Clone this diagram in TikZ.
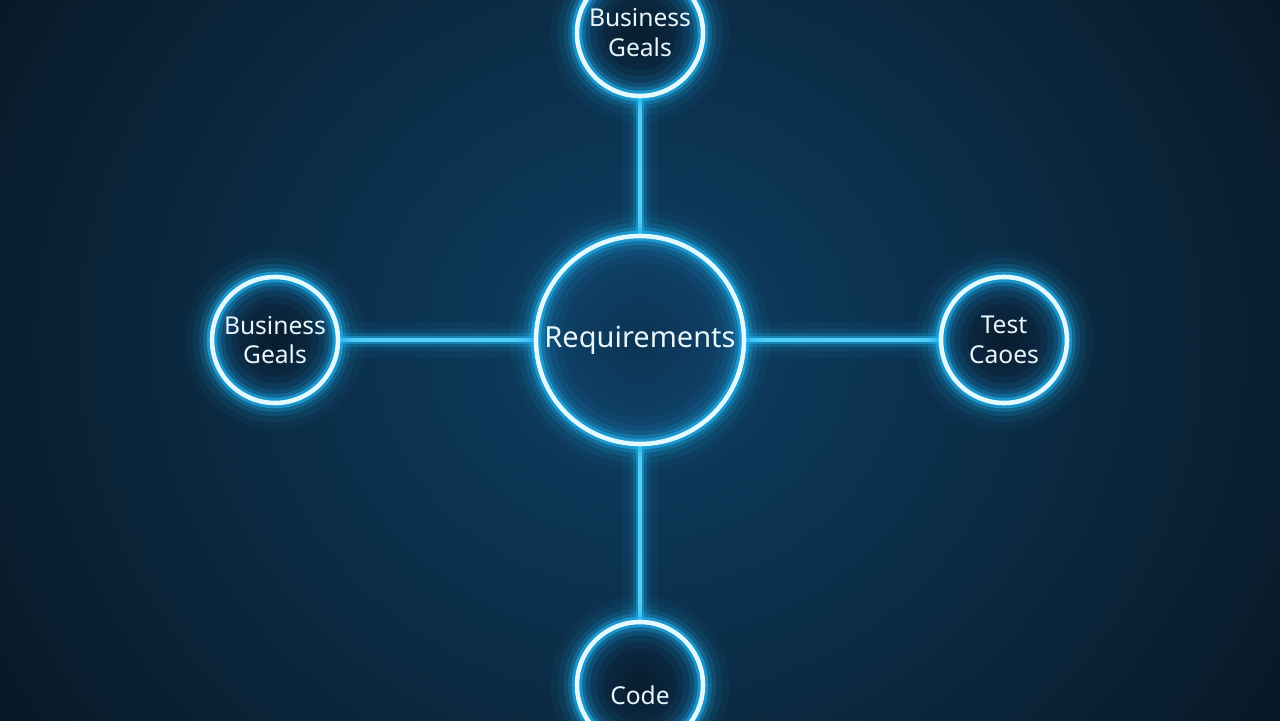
\documentclass[tikz,border=0pt]{standalone}
\usepackage{fontspec}
\setmainfont{Noto Sans}
\pgfdeclarelayer{bg}
\pgfdeclarelayer{glow}
\pgfsetlayers{bg,glow,main}
\definecolor{bgin}{HTML}{0E3F64}
\definecolor{bgout}{HTML}{07121C}
\definecolor{glowc}{HTML}{1FB4F0}
\definecolor{corec}{HTML}{E2F9FF}
\definecolor{linec}{HTML}{55D0F8}
\definecolor{hubin}{HTML}{0C3454}
\definecolor{hubout}{HTML}{10426A}
\definecolor{satin}{HTML}{081C2C}
\definecolor{satout}{HTML}{0D3050}
\definecolor{txt}{HTML}{E8F6FB}
\tikzset{
  hub/.style={circle, inner sep=0pt, minimum size=4.16cm, draw=corec, line width=2.6pt,
    text=txt, font=\fontsize{16.5}{20}\selectfont},
  sat/.style={circle, inner sep=0pt, minimum size=2.52cm, draw=corec, line width=2.6pt,
    text=txt, align=center, font=\fontsize{14}{17}\selectfont},
  linkcore/.style={draw=linec, line width=2.2pt},
}
\begin{document}
\begin{tikzpicture}
\useasboundingbox (0,0) rectangle (25.6,14.4);
\begin{pgfonlayer}{bg}
  \begin{scope}
    \clip (0,0) rectangle (25.6,14.4);
    \shade[inner color=bgin, outer color=bgout] (-5,-9) rectangle (30.6,24.2);
  \end{scope}
\end{pgfonlayer}

\node[hub] (req) at (12.8,7.6) {Requirements};
\node[sat] (top) at (12.8,13.74) {Business\\Geals};
\node[sat] (left) at (5.5,7.6) {Business\\Geals};
\node[sat] (right) at (20.08,7.6) {Test\\Caoes};
\node[sat, label={[text=txt, font=\fontsize{14}{17}\selectfont, yshift=-0.2cm]center:Code}] (code) at (12.8,0.7) {};

\begin{pgfonlayer}{bg}
  \shade[inner color=hubin, outer color=hubout] (req.center) circle (2.08cm);
  \foreach \n in {top,left,right,code}
    \shade[inner color=satin, outer color=satout] (\n.center) circle (1.26cm);
\end{pgfonlayer}

\begin{pgfonlayer}{glow}
  % connector glow
  \foreach \w/\o in {20/0.05,13/0.1,8/0.2,5/0.45} {
    \draw[glowc, line width=\w pt, opacity=\o] (req) -- (top);
    \draw[glowc, line width=\w pt, opacity=\o] (req) -- (left);
    \draw[glowc, line width=\w pt, opacity=\o] (req) -- (right);
    \draw[glowc, line width=\w pt, opacity=\o] (req) -- (code);
  }
  \draw[linkcore] (req) -- (top);
  \draw[linkcore] (req) -- (left);
  \draw[linkcore] (req) -- (right);
  \draw[linkcore] (req) -- (code);
  % ring glow
  \foreach \w/\o in {30/0.05,22/0.08,15/0.14,10/0.25,6/0.6} {
    \draw[glowc, line width=\w pt, opacity=\o] (req.center) circle (2.08cm);
    \foreach \n in {top,left,right,code}
      \draw[glowc, line width=\w pt, opacity=\o] (\n.center) circle (1.26cm);
  }
\end{pgfonlayer}
\end{tikzpicture}
\end{document}
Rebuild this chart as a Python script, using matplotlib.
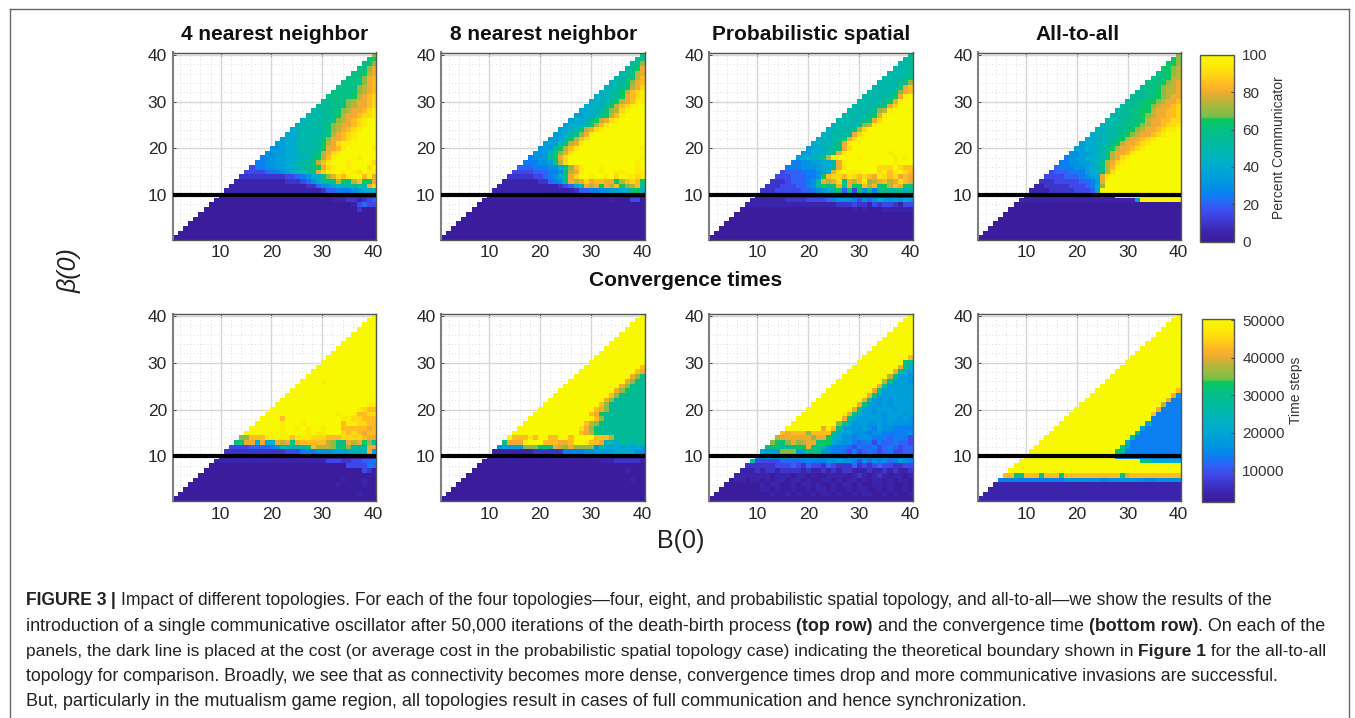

..............................

**Task goal:** Leave the pictures out and please restate exactly the lines running from the start of the material through the one with "(code) at (12.8,0.7)".

**Expected answer:**
Clone this diagram in TikZ.
\documentclass[tikz,border=0pt]{standalone}
\usepackage{fontspec}
\setmainfont{Noto Sans}
\pgfdeclarelayer{bg}
\pgfdeclarelayer{glow}
\pgfsetlayers{bg,glow,main}
\definecolor{bgin}{HTML}{0E3F64}
\definecolor{bgout}{HTML}{07121C}
\definecolor{glowc}{HTML}{1FB4F0}
\definecolor{corec}{HTML}{E2F9FF}
\definecolor{linec}{HTML}{55D0F8}
\definecolor{hubin}{HTML}{0C3454}
\definecolor{hubout}{HTML}{10426A}
\definecolor{satin}{HTML}{081C2C}
\definecolor{satout}{HTML}{0D3050}
\definecolor{txt}{HTML}{E8F6FB}
\tikzset{
  hub/.style={circle, inner sep=0pt, minimum size=4.16cm, draw=corec, line width=2.6pt,
    text=txt, font=\fontsize{16.5}{20}\selectfont},
  sat/.style={circle, inner sep=0pt, minimum size=2.52cm, draw=corec, line width=2.6pt,
    text=txt, align=center, font=\fontsize{14}{17}\selectfont},
  linkcore/.style={draw=linec, line width=2.2pt},
}
\begin{document}
\begin{tikzpicture}
\useasboundingbox (0,0) rectangle (25.6,14.4);
\begin{pgfonlayer}{bg}
  \begin{scope}
    \clip (0,0) rectangle (25.6,14.4);
    \shade[inner color=bgin, outer color=bgout] (-5,-9) rectangle (30.6,24.2);
  \end{scope}
\end{pgfonlayer}

\node[hub] (req) at (12.8,7.6) {Requirements};
\node[sat] (top) at (12.8,13.74) {Business\\Geals};
\node[sat] (left) at (5.5,7.6) {Business\\Geals};
\node[sat] (right) at (20.08,7.6) {Test\\Caoes};
\node[sat, label={[text=txt, font=\fontsize{14}{17}\selectfont, yshift=-0.2cm]center:Code}] (code) at (12.8,0.7) {};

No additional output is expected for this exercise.